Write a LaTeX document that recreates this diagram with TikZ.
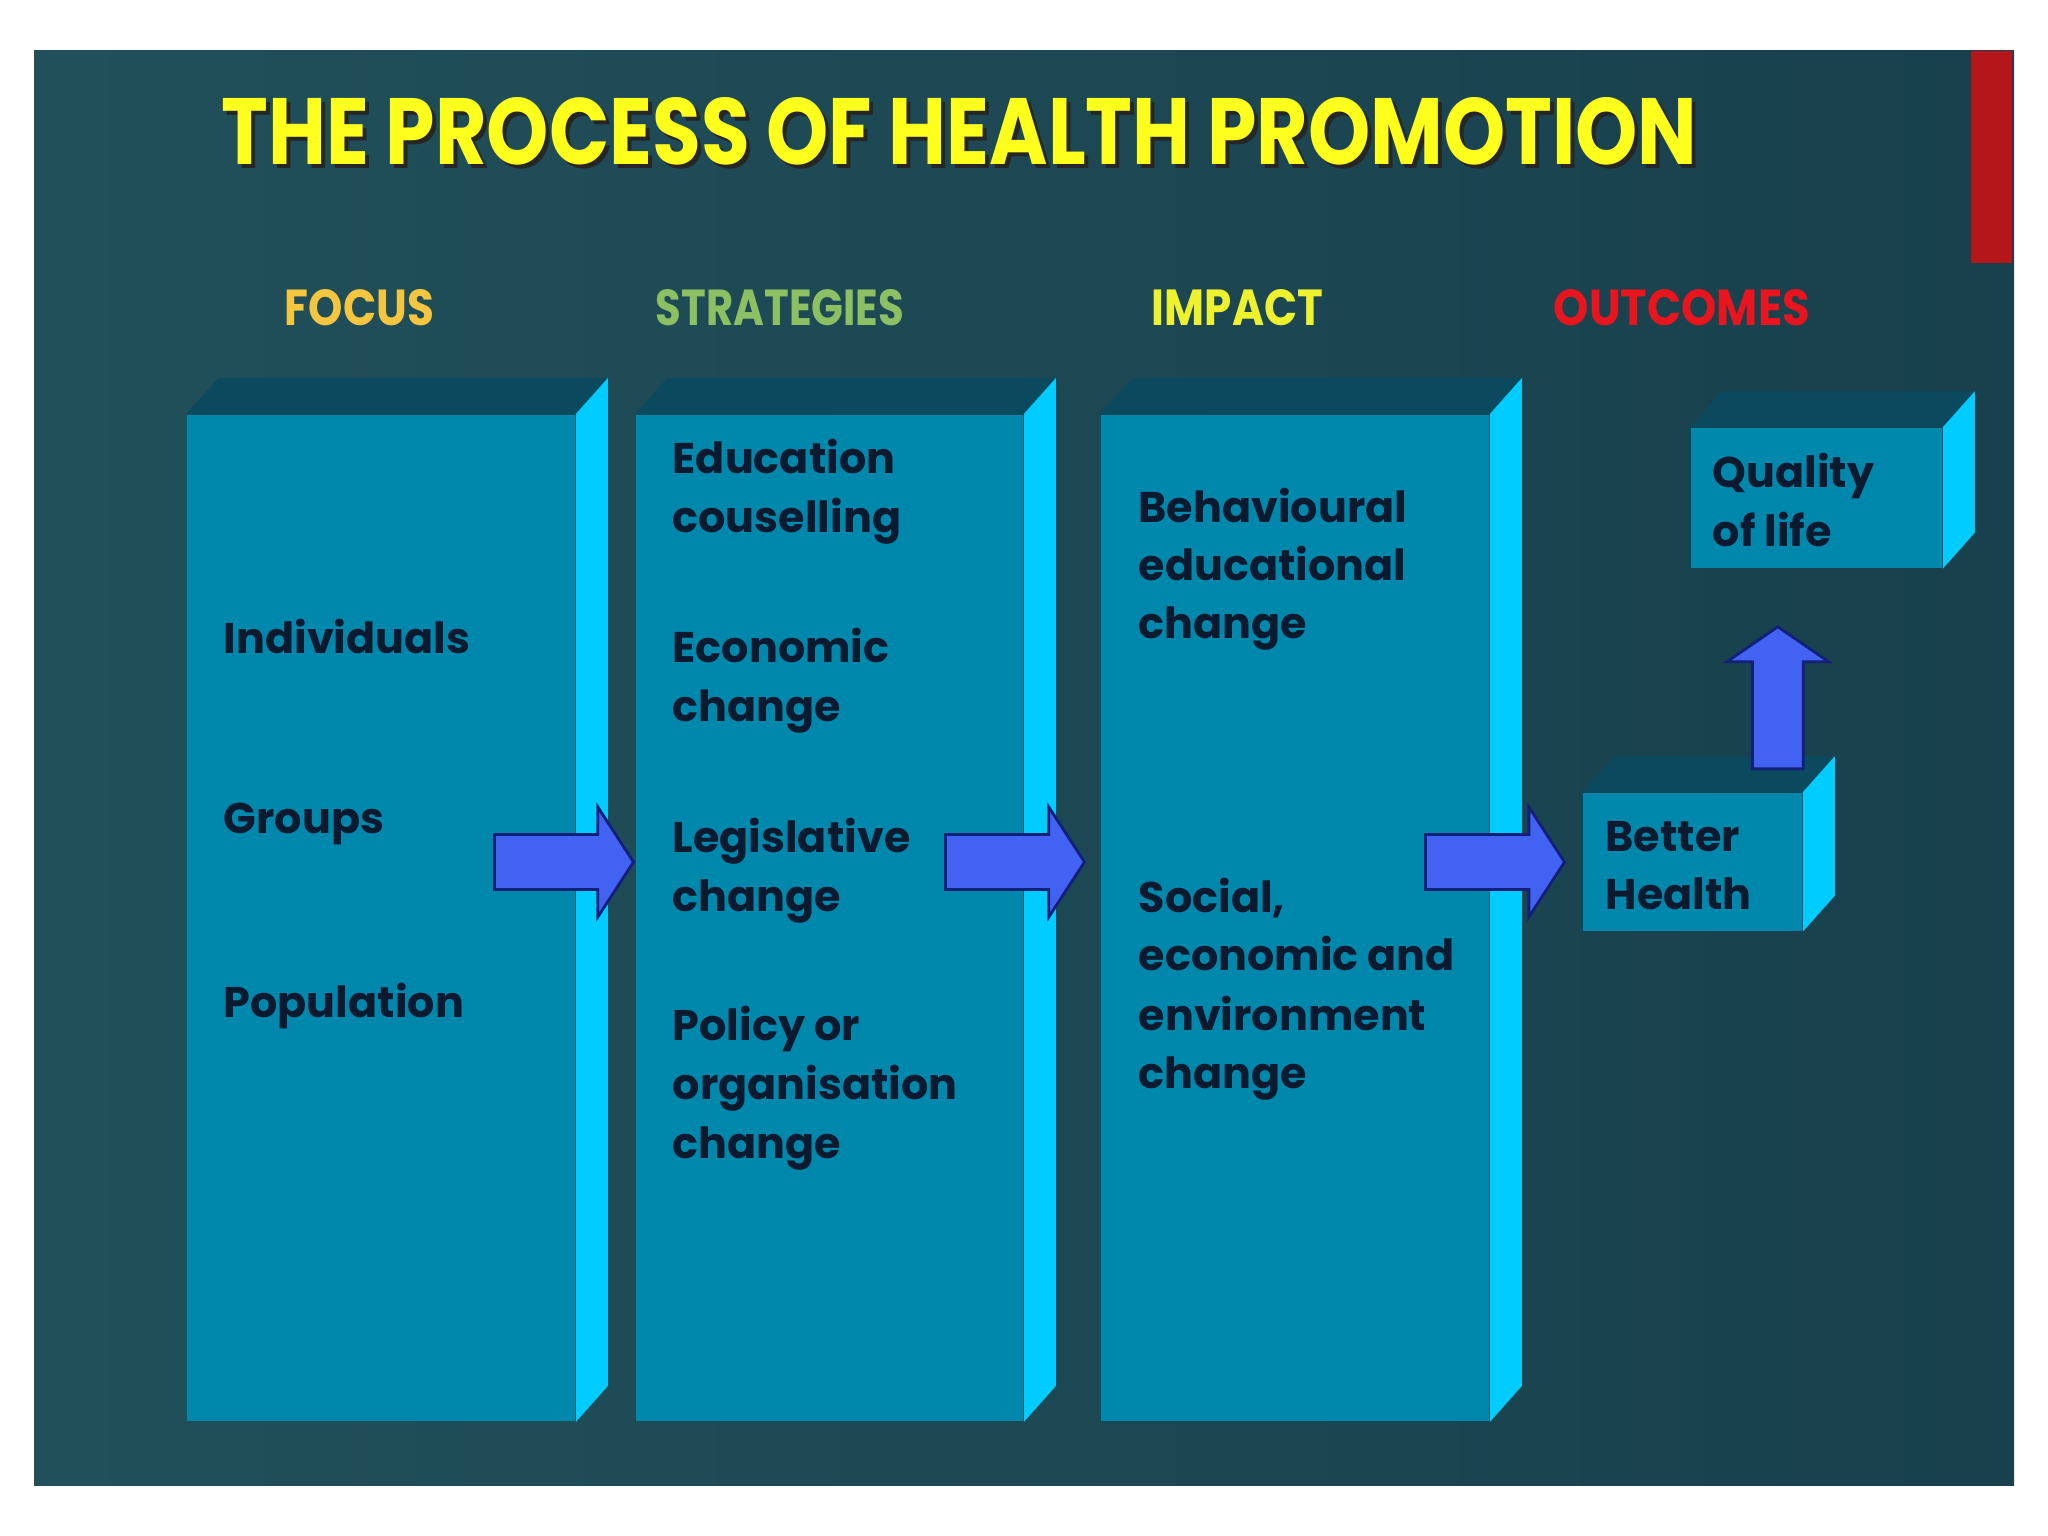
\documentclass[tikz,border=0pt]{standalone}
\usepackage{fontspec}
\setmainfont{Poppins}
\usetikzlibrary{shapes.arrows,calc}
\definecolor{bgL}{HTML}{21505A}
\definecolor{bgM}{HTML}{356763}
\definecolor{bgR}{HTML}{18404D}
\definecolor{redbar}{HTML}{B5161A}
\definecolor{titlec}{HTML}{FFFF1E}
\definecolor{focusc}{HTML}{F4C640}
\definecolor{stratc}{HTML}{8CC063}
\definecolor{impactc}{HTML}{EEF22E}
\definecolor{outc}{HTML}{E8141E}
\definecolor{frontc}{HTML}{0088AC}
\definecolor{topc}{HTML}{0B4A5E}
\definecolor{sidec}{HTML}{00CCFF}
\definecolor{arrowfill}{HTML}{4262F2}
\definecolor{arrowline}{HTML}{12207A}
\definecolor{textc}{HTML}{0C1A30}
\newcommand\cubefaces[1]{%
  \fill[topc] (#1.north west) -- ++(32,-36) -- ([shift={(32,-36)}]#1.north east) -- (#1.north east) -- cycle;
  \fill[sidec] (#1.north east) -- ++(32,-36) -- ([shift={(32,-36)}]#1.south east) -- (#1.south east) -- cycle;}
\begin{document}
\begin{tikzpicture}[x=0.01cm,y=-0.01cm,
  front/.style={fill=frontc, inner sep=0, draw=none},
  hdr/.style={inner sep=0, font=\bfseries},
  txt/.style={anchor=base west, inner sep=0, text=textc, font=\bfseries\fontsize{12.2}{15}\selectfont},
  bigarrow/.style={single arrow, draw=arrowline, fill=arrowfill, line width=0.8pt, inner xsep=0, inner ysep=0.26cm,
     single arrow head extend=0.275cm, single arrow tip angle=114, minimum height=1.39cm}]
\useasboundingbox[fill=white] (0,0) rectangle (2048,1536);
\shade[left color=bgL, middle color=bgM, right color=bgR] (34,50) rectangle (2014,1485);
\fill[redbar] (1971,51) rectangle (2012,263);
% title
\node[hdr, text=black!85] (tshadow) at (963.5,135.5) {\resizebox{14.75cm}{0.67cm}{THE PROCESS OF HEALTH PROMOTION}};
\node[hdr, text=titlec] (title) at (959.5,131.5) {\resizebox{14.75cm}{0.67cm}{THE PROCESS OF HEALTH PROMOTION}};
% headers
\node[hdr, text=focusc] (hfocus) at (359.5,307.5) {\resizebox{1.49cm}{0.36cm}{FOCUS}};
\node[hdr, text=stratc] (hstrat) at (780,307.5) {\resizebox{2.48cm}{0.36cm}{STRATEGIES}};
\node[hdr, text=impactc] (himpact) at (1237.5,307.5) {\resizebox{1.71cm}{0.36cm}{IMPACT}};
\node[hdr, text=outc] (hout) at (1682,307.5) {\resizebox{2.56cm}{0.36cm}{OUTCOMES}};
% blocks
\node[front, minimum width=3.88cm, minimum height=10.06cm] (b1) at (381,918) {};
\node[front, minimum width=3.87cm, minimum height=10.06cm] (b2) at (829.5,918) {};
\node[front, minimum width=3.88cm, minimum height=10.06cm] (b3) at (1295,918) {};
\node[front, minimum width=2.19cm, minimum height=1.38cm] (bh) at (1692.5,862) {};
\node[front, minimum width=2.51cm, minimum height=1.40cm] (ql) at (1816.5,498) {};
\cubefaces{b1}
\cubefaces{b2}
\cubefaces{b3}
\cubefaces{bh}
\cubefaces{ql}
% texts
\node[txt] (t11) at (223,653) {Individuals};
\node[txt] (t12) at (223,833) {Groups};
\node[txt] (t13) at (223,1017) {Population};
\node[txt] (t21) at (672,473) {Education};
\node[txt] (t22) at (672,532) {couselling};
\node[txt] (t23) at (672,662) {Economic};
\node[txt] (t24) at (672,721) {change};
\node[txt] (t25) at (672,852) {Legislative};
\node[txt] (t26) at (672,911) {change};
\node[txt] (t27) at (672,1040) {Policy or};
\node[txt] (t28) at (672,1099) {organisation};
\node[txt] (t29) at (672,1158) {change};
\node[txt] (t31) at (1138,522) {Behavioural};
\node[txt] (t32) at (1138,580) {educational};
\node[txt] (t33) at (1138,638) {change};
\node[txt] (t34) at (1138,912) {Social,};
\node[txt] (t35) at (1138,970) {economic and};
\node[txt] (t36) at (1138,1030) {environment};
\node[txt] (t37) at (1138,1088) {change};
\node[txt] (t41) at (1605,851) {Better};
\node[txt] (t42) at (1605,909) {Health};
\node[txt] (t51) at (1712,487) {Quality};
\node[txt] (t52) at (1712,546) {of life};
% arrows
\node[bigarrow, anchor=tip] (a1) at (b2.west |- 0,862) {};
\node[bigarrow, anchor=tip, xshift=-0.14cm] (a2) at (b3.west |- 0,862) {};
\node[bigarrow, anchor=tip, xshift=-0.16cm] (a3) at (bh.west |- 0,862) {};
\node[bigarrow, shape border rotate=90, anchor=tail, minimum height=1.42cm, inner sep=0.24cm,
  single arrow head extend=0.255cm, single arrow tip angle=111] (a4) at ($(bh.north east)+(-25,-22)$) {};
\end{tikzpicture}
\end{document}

What is required
All of the material above is to be copied exactly, except for its images.

Answer
Write a LaTeX document that recreates this diagram with TikZ.
\documentclass[tikz,border=0pt]{standalone}
\usepackage{fontspec}
\setmainfont{Poppins}
\usetikzlibrary{shapes.arrows,calc}
\definecolor{bgL}{HTML}{21505A}
\definecolor{bgM}{HTML}{356763}
\definecolor{bgR}{HTML}{18404D}
\definecolor{redbar}{HTML}{B5161A}
\definecolor{titlec}{HTML}{FFFF1E}
\definecolor{focusc}{HTML}{F4C640}
\definecolor{stratc}{HTML}{8CC063}
\definecolor{impactc}{HTML}{EEF22E}
\definecolor{outc}{HTML}{E8141E}
\definecolor{frontc}{HTML}{0088AC}
\definecolor{topc}{HTML}{0B4A5E}
\definecolor{sidec}{HTML}{00CCFF}
\definecolor{arrowfill}{HTML}{4262F2}
\definecolor{arrowline}{HTML}{12207A}
\definecolor{textc}{HTML}{0C1A30}
\newcommand\cubefaces[1]{%
  \fill[topc] (#1.north west) -- ++(32,-36) -- ([shift={(32,-36)}]#1.north east) -- (#1.north east) -- cycle;
  \fill[sidec] (#1.north east) -- ++(32,-36) -- ([shift={(32,-36)}]#1.south east) -- (#1.south east) -- cycle;}
\begin{document}
\begin{tikzpicture}[x=0.01cm,y=-0.01cm,
  front/.style={fill=frontc, inner sep=0, draw=none},
  hdr/.style={inner sep=0, font=\bfseries},
  txt/.style={anchor=base west, inner sep=0, text=textc, font=\bfseries\fontsize{12.2}{15}\selectfont},
  bigarrow/.style={single arrow, draw=arrowline, fill=arrowfill, line width=0.8pt, inner xsep=0, inner ysep=0.26cm,
     single arrow head extend=0.275cm, single arrow tip angle=114, minimum height=1.39cm}]
\useasboundingbox[fill=white] (0,0) rectangle (2048,1536);
\shade[left color=bgL, middle color=bgM, right color=bgR] (34,50) rectangle (2014,1485);
\fill[redbar] (1971,51) rectangle (2012,263);
% title
\node[hdr, text=black!85] (tshadow) at (963.5,135.5) {\resizebox{14.75cm}{0.67cm}{THE PROCESS OF HEALTH PROMOTION}};
\node[hdr, text=titlec] (title) at (959.5,131.5) {\resizebox{14.75cm}{0.67cm}{THE PROCESS OF HEALTH PROMOTION}};
% headers
\node[hdr, text=focusc] (hfocus) at (359.5,307.5) {\resizebox{1.49cm}{0.36cm}{FOCUS}};
\node[hdr, text=stratc] (hstrat) at (780,307.5) {\resizebox{2.48cm}{0.36cm}{STRATEGIES}};
\node[hdr, text=impactc] (himpact) at (1237.5,307.5) {\resizebox{1.71cm}{0.36cm}{IMPACT}};
\node[hdr, text=outc] (hout) at (1682,307.5) {\resizebox{2.56cm}{0.36cm}{OUTCOMES}};
% blocks
\node[front, minimum width=3.88cm, minimum height=10.06cm] (b1) at (381,918) {};
\node[front, minimum width=3.87cm, minimum height=10.06cm] (b2) at (829.5,918) {};
\node[front, minimum width=3.88cm, minimum height=10.06cm] (b3) at (1295,918) {};
\node[front, minimum width=2.19cm, minimum height=1.38cm] (bh) at (1692.5,862) {};
\node[front, minimum width=2.51cm, minimum height=1.40cm] (ql) at (1816.5,498) {};
\cubefaces{b1}
\cubefaces{b2}
\cubefaces{b3}
\cubefaces{bh}
\cubefaces{ql}
% texts
\node[txt] (t11) at (223,653) {Individuals};
\node[txt] (t12) at (223,833) {Groups};
\node[txt] (t13) at (223,1017) {Population};
\node[txt] (t21) at (672,473) {Education};
\node[txt] (t22) at (672,532) {couselling};
\node[txt] (t23) at (672,662) {Economic};
\node[txt] (t24) at (672,721) {change};
\node[txt] (t25) at (672,852) {Legislative};
\node[txt] (t26) at (672,911) {change};
\node[txt] (t27) at (672,1040) {Policy or};
\node[txt] (t28) at (672,1099) {organisation};
\node[txt] (t29) at (672,1158) {change};
\node[txt] (t31) at (1138,522) {Behavioural};
\node[txt] (t32) at (1138,580) {educational};
\node[txt] (t33) at (1138,638) {change};
\node[txt] (t34) at (1138,912) {Social,};
\node[txt] (t35) at (1138,970) {economic and};
\node[txt] (t36) at (1138,1030) {environment};
\node[txt] (t37) at (1138,1088) {change};
\node[txt] (t41) at (1605,851) {Better};
\node[txt] (t42) at (1605,909) {Health};
\node[txt] (t51) at (1712,487) {Quality};
\node[txt] (t52) at (1712,546) {of life};
% arrows
\node[bigarrow, anchor=tip] (a1) at (b2.west |- 0,862) {};
\node[bigarrow, anchor=tip, xshift=-0.14cm] (a2) at (b3.west |- 0,862) {};
\node[bigarrow, anchor=tip, xshift=-0.16cm] (a3) at (bh.west |- 0,862) {};
\node[bigarrow, shape border rotate=90, anchor=tail, minimum height=1.42cm, inner sep=0.24cm,
  single arrow head extend=0.255cm, single arrow tip angle=111] (a4) at ($(bh.north east)+(-25,-22)$) {};
\end{tikzpicture}
\end{document}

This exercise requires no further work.